True azimuth is measured from true north (the direction to the geographic North Pole), while grid azimuth is measured from grid north (the direction of the north-south grid lines on a map projection). The difference between them is called the grid convergence angle.
- True Azimuth: Based on the Earth's geographic poles. Used in astronomical observations and some high-precision surveys.
- Grid Azimuth: Based on the map projection's grid system. Used in most plane surveying applications where work is done on a projected coordinate system.
How can I improve the accuracy of my azimuth measurements?
To improve azimuth accuracy:
- Use Quality Instruments: Invest in a high-quality theodolite or total station with good angular precision.
- Proper Instrument Setup: Ensure your instrument is properly leveled and centered over the point.
- Multiple Measurements: Take multiple measurements of the same angle and average the results.

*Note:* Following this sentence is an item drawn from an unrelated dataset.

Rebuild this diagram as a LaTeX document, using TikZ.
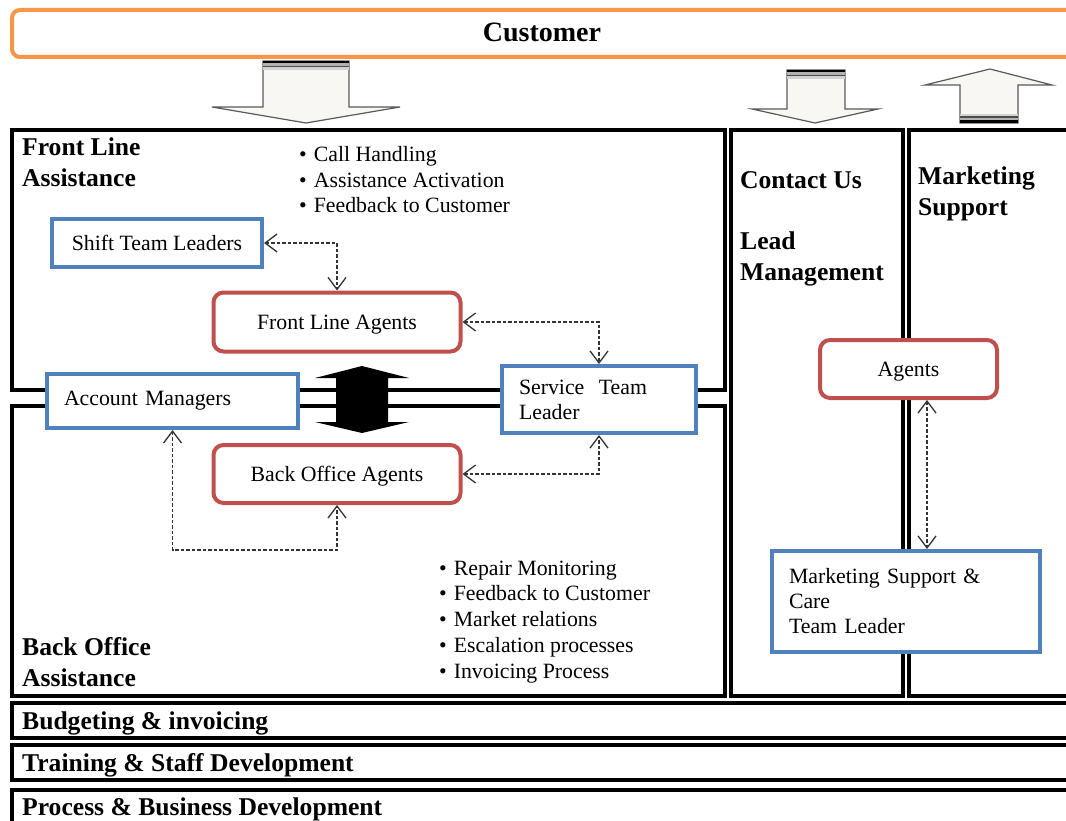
\documentclass[tikz,border=0pt]{standalone}
\usepackage{fontspec}
\setmainfont{Liberation Serif}
\usetikzlibrary{arrows.meta,positioning}

\definecolor{custorange}{HTML}{F79646}
\definecolor{leadblue}{HTML}{4F81BD}
\definecolor{agentred}{HTML}{C0504D}
\definecolor{blockfill}{HTML}{F8F7F3}

\tikzset{
  frame/.style={draw=black, line width=4pt},
  % multi-line nodes sit on the baseline of their last line
  heading/.style={anchor=base west, inner sep=0pt, align=left,
    font=\fontsize{25.6}{31}\selectfont\bfseries},
  tasks/.style={anchor=base west, inner sep=0pt, align=left,
    font=\fontsize{21.8}{25.7}\selectfont},
  agent/.style={draw=agentred, line width=4pt, rounded corners=10pt, fill=white,
    text depth=0pt, font=\fontsize{21.8}{25}\selectfont},
  lead/.style={draw=leadblue, line width=4pt, fill=white, align=left, inner xsep=17pt,
    font=\fontsize{21.8}{25}\selectfont},
  link/.style={draw=black!80, line width=1.3pt, dash pattern=on 3.5pt off 2pt,
    {Straight Barb[length=12pt,width=18pt,line width=1.3pt]}-{Straight Barb[length=12pt,width=18pt,line width=1.3pt]}},
  blockarrow/.style={fill=blockfill, draw=black!65, line width=1.2pt, line join=miter}
}

% stripes at the tail of a block arrow: #1,#2 = x range, #3 = y of the outer edge, #4 = +1 down / -1 up
\newcommand{\tailbands}[4]{%
  \fill[black] (#1,#3) rectangle (#2,#3+2.5*#4);
  \fill[gray!60] (#1,#3+2.5*#4) rectangle (#2,#3+5*#4);
  \fill[black!70] (#1,#3+5*#4) rectangle (#2,#3+6.5*#4);
  \fill[gray!35] (#1,#3+6.5*#4) rectangle (#2,#3+9*#4);
}

\begin{document}
\begin{tikzpicture}[x=1pt,y=-1pt]
    \useasboundingbox (0,0) rectangle (1066,821);
    \clip (0,0) rectangle (1066,821);

    % customer bar
    \draw[draw=custorange, line width=4pt, rounded corners=8pt, fill=white] (12,10) rectangle (1090,57);
    \node[anchor=base, inner sep=0pt, font=\fontsize{28}{32}\selectfont\bfseries] (cust) at (542,42) {Customer};

    % areas
    \draw[frame] (12,130) rectangle (725,390);
    \draw[frame] (12,406) rectangle (725,696);
    \draw[frame] (731,130) rectangle (903,696);
    \draw[frame] (909,130) rectangle (1090,696);
    \draw[frame] (12,703) rectangle (1090,738);
    \draw[frame] (12,745) rectangle (1090,780);
    \draw[frame] (12,790) rectangle (1090,850);

    \node[heading] (flhead) at (22,187) {Front Line\\Assistance};
    \node[heading] (bohead) at (22,686) {Back Office\\Assistance};
    \node[heading] (cuhead) at (740,280) {Contact Us\\[30pt]Lead\\Management};
    \node[heading] (mshead) at (918,216) {Marketing\\Support};
    \node[heading] (budget) at (22,729) {Budgeting \& invoicing};
    \node[heading] (train) at (22,771) {Training \& Staff Development};
    \node[heading] (process) at (22,815) {Process \& Business Development};

    \node[tasks] (fltasks) at (299,213) {\textbullet\hspace{7pt}Call Handling\\
      \textbullet\hspace{7pt}Assistance Activation\\
      \textbullet\hspace{7pt}Feedback to Customer};
    \node[tasks] (botasks) at (439,678) {\textbullet\hspace{7pt}Repair Monitoring\\
      \textbullet\hspace{7pt}Feedback to Customer\\
      \textbullet\hspace{7pt}Market relations\\
      \textbullet\hspace{7pt}Escalation processes\\
      \textbullet\hspace{7pt}Invoicing Process};

    % block arrows between customer and areas
    \filldraw[blockarrow] (263,61) -- (349,61) -- (349,107) -- (400,107) -- (306,123)
      -- (212,107) -- (263,107) -- cycle;
    \tailbands{263}{349}{61}{1}
    \filldraw[blockarrow] (787,70) -- (845,70) -- (845,109) -- (878,109) -- (815,123)
      -- (752,109) -- (787,109) -- cycle;
    \tailbands{787}{845}{70}{1}
    \filldraw[blockarrow] (960,123) -- (1018,123) -- (1018,85) -- (1052,85) -- (990,69)
      -- (925,85) -- (960,85) -- cycle;
    \tailbands{960}{1018}{123}{-1}

    % front line <-> back office
    \fill[black] (362,366) -- (409,378) -- (388,378) -- (388,422) -- (409,422) -- (362,433)
      -- (315,422) -- (336,422) -- (336,378) -- (315,378) -- cycle;

    % people
    \node[lead, minimum width=210pt, minimum height=48pt] (stl) at (157,243) {Shift Team Leaders};
    \node[agent, minimum width=247pt, minimum height=59pt] (fla) at (337,322) {Front Line Agents};
    \node[lead, text width=217pt, minimum height=54pt] (am) at (172.5,401) {Account Managers};
    \node[lead, text width=160pt, minimum height=67pt] (svc) at (599,399.5) {Service~~Team\\Leader};
    \node[agent, minimum width=247pt, minimum height=58pt] (boa) at (337,474) {Back Office Agents};
    \node[agent, minimum width=177pt, minimum height=58pt] (ag) at (908.5,369) {Agents};
    \node[lead, text width=234pt, minimum height=101pt] (mkt) at (906,601.5) {Marketing Support \&\\Care\\Team Leader};

    \draw[link] (stl.east) -| (fla.north);
    \draw[link] (fla.east) -| (svc.north);
    \draw[link] (boa.east) -| (svc.south);
    \draw[link] (am.south) -- ++(0,120) -| (boa.south);
    \draw[link] ([xshift=18.5pt]ag.south) -- ([xshift=18.5pt]ag.south |- mkt.north);
\end{tikzpicture}
\end{document}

- Use a Good Reference: Establish your reference direction (north) with care. Use a known control point or astronomical observation when high precision is required.
- Account for Magnetic Declination: If using a compass, apply the correct magnetic declination for your location and date.
- Minimize Environmental Factors: Avoid measurements during extreme temperatures, high winds, or when the instrument is in direct sunlight, as these can affect instrument stability.
- Check for Instrument Errors: Regularly calibrate and check your instrument for errors like collimation error or horizontal axis error.
- Use Proper Technique: Follow established surveying procedures for angle measurement, including proper targeting and reading methods.